Given exercise: Copy out, from the entries below, each line holding the string "this".

Source code of charts

<<<<

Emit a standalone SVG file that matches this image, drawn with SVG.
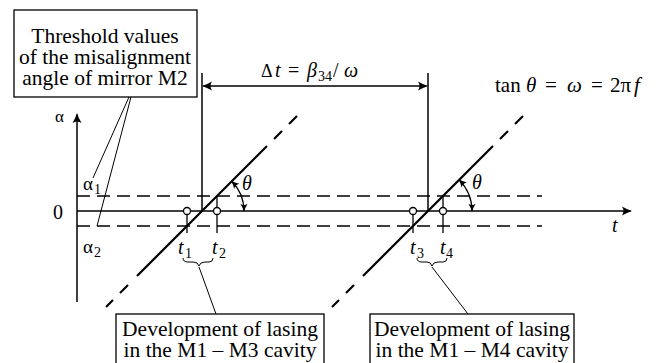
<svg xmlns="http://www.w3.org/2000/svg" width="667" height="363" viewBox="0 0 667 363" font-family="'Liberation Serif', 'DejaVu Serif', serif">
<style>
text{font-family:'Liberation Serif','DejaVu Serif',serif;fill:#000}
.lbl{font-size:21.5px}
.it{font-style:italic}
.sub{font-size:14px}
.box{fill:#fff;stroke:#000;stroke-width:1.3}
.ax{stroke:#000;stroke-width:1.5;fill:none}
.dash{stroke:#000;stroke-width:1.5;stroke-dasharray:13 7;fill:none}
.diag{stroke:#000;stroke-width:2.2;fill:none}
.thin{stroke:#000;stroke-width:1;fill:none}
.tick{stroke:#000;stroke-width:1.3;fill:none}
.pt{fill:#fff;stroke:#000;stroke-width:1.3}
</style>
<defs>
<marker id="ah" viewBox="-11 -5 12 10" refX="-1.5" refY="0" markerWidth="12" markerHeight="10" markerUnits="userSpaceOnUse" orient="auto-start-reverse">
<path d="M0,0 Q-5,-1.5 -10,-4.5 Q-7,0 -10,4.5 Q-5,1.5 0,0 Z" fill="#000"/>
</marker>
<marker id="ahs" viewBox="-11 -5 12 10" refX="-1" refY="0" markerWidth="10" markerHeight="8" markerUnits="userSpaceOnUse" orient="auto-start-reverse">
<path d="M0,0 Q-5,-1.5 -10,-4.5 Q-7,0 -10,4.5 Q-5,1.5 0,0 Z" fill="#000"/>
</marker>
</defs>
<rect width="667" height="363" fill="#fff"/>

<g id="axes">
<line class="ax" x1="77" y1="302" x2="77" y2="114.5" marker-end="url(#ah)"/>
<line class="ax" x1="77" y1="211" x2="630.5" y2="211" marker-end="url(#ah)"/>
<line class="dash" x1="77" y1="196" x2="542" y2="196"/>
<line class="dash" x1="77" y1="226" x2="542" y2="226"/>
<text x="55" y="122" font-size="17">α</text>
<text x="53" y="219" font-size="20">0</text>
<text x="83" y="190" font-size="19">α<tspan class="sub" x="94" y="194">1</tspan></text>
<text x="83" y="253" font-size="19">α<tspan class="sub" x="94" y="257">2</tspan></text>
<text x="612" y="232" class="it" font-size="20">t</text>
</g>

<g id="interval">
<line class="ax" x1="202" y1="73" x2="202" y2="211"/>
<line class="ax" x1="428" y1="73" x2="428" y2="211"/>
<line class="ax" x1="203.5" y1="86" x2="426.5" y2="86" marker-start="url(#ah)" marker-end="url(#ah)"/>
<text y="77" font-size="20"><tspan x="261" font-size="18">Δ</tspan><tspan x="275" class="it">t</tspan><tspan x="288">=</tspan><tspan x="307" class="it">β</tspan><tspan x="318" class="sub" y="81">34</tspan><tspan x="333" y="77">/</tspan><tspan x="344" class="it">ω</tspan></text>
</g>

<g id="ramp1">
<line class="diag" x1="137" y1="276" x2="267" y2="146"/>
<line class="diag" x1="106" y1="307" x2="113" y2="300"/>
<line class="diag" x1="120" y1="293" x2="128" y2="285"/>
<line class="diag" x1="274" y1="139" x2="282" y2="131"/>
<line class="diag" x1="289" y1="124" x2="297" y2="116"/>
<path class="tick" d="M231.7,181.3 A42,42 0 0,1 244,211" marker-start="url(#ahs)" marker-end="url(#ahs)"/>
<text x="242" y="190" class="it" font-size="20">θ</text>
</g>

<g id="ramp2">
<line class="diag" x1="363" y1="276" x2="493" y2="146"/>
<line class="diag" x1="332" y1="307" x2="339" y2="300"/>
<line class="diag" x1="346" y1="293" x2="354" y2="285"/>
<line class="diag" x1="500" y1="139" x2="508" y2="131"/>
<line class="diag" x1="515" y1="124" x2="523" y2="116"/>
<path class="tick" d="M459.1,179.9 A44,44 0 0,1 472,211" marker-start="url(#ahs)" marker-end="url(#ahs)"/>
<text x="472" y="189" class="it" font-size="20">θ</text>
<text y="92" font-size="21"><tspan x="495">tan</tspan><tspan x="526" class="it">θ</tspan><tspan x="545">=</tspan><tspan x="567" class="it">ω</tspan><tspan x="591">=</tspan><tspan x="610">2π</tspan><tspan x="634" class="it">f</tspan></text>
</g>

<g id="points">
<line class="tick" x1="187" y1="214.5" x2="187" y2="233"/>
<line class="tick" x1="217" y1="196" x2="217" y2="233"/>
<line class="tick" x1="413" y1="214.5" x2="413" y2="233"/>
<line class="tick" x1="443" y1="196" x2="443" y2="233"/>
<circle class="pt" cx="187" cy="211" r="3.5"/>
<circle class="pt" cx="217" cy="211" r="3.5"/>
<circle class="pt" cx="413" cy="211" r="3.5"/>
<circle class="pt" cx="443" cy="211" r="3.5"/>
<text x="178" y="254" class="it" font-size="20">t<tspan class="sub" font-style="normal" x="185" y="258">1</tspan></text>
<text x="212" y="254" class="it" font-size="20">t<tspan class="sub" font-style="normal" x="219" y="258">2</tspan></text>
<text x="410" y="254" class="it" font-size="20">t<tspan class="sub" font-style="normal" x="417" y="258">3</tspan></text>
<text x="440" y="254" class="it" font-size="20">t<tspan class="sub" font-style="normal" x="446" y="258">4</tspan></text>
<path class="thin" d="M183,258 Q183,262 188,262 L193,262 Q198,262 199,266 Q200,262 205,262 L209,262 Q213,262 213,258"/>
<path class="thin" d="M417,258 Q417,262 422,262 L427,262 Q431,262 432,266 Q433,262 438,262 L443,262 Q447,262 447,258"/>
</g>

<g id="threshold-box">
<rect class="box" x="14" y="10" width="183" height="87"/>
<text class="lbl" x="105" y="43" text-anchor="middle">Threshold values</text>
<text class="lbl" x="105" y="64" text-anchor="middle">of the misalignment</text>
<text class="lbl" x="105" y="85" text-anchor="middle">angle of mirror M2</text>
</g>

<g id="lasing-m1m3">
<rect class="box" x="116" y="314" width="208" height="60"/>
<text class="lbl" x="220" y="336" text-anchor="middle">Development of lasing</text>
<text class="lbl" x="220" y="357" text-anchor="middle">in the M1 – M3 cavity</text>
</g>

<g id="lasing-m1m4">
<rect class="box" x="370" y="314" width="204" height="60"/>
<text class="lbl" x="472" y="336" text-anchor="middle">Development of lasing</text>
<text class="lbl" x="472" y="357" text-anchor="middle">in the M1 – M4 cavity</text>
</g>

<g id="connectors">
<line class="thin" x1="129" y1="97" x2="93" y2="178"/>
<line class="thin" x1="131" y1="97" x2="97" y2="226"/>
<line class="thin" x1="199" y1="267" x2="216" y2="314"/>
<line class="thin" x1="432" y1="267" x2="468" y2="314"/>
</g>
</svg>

>>>>
<<<<

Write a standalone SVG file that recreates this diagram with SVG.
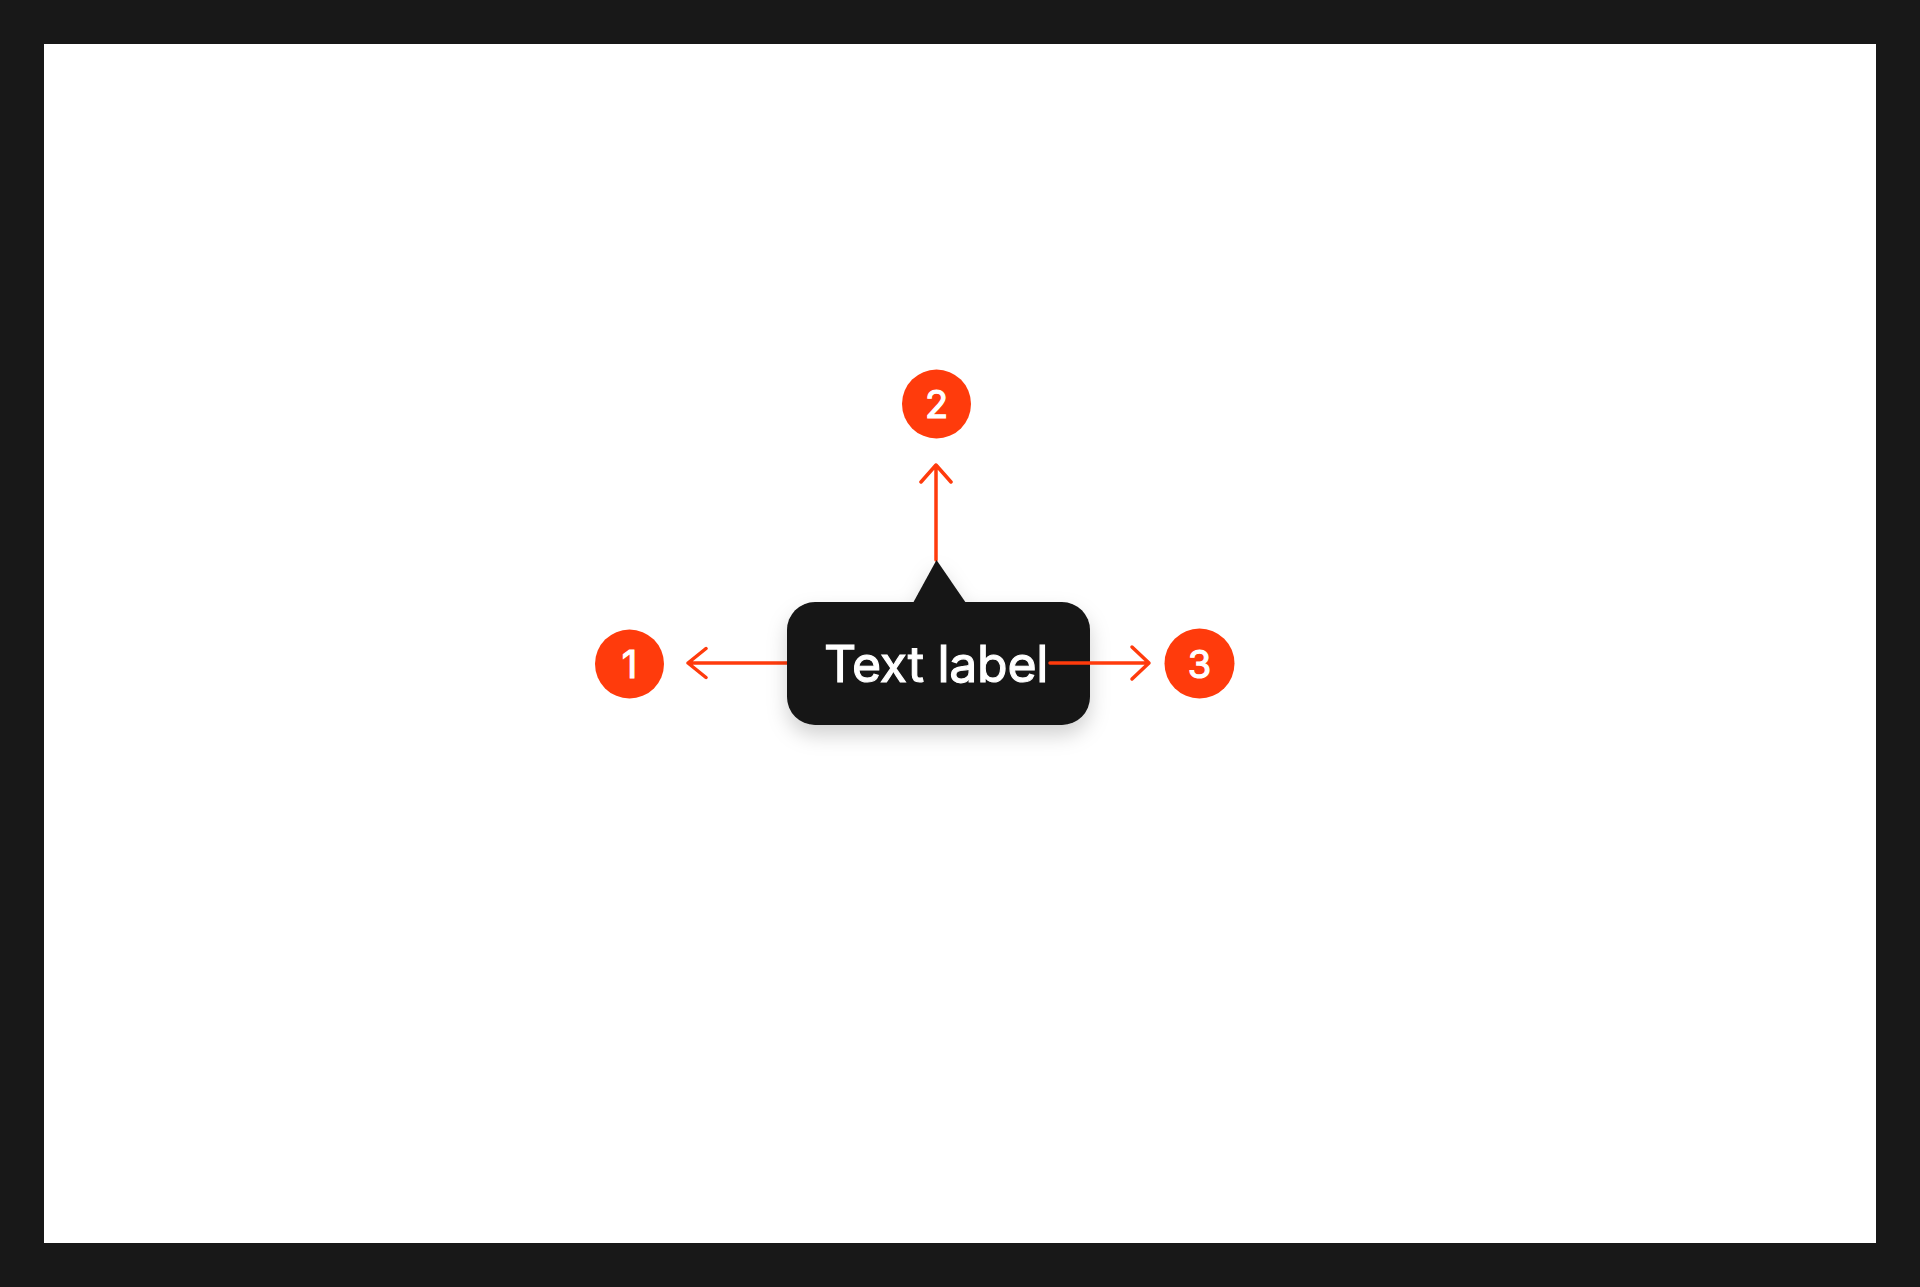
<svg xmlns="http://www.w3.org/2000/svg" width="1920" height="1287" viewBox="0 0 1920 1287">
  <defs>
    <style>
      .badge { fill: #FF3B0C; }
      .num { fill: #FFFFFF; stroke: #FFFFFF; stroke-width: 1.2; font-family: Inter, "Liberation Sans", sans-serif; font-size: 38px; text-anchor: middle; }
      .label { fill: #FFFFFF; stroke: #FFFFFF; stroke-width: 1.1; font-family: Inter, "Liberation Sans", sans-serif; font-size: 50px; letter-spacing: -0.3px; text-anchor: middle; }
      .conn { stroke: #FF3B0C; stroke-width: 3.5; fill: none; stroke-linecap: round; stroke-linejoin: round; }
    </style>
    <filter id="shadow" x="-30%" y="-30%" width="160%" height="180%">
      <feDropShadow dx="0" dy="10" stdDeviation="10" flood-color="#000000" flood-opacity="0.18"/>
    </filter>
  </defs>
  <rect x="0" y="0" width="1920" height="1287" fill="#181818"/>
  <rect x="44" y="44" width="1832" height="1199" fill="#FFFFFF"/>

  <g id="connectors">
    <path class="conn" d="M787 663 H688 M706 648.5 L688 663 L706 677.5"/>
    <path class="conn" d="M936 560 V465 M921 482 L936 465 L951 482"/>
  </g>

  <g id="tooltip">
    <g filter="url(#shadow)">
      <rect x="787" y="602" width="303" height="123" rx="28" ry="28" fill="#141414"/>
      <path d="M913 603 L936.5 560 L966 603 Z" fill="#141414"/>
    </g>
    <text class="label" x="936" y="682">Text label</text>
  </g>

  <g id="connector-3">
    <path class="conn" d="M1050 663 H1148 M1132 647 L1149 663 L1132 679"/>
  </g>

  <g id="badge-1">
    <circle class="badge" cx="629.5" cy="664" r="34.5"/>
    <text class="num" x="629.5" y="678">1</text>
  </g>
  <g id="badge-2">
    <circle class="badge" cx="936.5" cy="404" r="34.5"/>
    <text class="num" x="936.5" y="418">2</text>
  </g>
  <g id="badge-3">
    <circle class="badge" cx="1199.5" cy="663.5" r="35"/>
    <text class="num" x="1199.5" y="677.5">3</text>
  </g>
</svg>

>>>>

Expected output:
Emit a standalone SVG file that matches this image, drawn with SVG.
Write a standalone SVG file that recreates this diagram with SVG.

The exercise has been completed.